__DIRECTIONS FOR THIS TASK__
Copy every line of the data that includes the string "matplotlib".

+++ DATA SECTION +++

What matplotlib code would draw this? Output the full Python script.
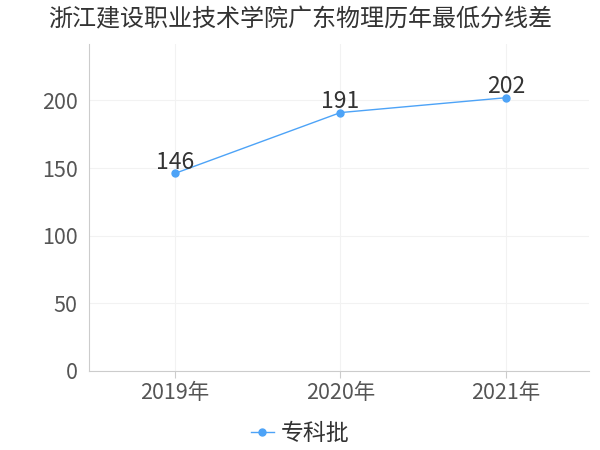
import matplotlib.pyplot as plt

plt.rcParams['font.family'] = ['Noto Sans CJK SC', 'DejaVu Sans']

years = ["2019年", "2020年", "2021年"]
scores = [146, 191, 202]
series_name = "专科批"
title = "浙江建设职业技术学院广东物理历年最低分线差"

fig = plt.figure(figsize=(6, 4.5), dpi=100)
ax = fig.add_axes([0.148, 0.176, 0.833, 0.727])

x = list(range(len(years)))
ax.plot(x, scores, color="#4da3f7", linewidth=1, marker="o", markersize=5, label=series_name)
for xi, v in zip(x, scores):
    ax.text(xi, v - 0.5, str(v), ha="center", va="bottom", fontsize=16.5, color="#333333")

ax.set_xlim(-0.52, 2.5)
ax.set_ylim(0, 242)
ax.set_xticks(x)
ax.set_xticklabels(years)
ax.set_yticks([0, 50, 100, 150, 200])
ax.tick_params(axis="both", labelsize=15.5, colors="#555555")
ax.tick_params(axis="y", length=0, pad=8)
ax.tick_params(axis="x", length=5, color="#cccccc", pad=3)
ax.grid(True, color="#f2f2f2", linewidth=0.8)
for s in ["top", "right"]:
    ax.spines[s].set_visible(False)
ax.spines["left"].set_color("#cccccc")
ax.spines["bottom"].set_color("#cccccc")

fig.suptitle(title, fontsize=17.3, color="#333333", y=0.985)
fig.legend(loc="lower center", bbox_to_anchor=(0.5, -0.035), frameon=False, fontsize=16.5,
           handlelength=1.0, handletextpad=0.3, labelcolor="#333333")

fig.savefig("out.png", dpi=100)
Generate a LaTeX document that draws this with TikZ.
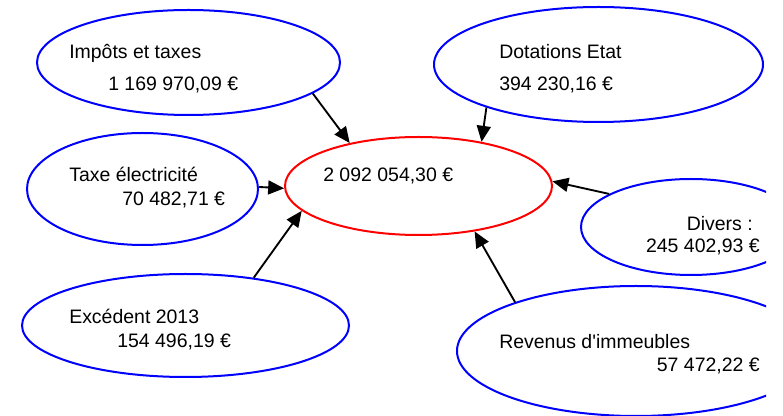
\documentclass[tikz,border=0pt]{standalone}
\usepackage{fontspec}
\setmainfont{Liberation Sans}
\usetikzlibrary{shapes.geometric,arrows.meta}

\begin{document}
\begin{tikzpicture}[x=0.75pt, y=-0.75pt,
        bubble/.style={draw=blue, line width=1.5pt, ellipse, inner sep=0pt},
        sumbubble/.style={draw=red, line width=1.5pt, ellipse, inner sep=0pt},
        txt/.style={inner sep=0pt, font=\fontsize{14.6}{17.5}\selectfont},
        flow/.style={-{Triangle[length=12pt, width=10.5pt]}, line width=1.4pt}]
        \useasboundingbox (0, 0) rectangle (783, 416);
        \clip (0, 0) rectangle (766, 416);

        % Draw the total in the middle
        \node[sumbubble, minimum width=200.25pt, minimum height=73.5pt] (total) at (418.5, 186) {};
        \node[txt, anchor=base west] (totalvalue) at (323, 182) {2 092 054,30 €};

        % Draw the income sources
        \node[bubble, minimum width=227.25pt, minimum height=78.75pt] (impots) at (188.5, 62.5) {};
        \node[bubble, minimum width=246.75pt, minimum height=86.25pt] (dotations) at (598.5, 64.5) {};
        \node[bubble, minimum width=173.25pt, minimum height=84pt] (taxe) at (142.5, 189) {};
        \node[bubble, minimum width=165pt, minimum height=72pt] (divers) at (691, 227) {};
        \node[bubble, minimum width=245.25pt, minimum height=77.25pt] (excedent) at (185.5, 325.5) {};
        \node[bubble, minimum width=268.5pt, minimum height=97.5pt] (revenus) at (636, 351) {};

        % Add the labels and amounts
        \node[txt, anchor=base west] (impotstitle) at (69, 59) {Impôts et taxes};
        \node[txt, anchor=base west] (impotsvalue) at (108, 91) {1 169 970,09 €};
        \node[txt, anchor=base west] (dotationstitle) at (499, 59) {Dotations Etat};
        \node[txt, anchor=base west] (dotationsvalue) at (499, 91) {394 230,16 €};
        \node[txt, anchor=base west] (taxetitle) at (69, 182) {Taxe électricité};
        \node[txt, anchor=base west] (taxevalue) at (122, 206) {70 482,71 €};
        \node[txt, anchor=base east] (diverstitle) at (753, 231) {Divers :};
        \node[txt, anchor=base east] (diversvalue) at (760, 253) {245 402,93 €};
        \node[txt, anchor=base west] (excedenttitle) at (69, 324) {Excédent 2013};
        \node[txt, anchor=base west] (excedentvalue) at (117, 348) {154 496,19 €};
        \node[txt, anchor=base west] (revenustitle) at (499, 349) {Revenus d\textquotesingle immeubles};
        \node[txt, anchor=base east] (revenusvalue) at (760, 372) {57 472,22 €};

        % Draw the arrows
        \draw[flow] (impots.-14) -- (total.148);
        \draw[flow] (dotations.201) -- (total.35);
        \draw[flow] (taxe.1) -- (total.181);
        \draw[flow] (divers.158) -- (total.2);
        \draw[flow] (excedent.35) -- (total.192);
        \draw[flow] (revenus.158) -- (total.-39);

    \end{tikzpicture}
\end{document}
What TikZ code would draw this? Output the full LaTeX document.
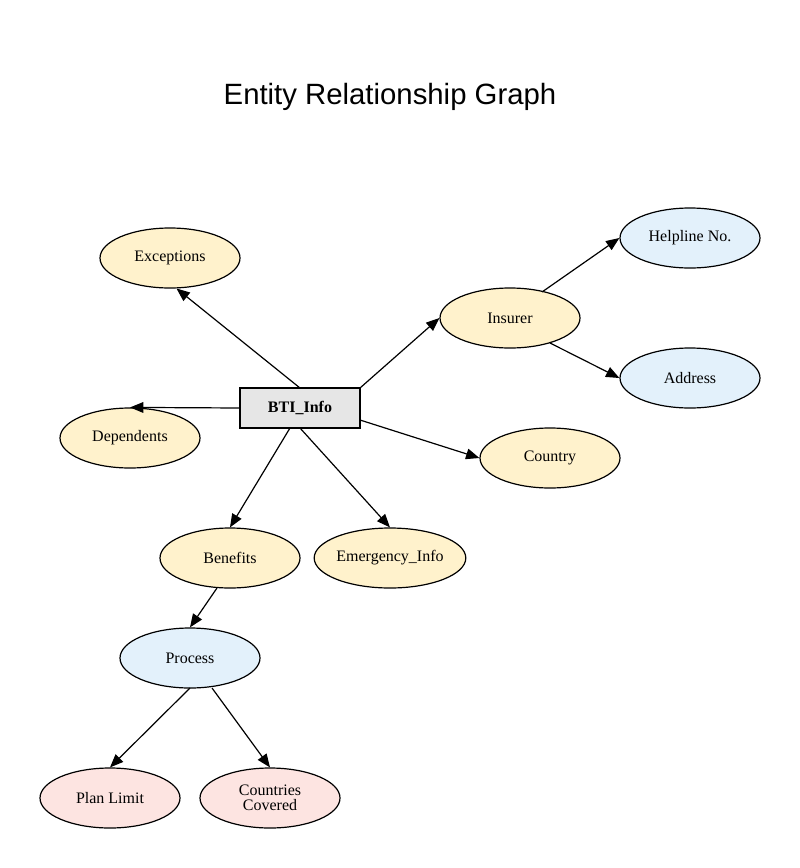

+++

__FULL ANSWER__
What matplotlib code would draw this? Output the full Python script.
import matplotlib.pyplot as plt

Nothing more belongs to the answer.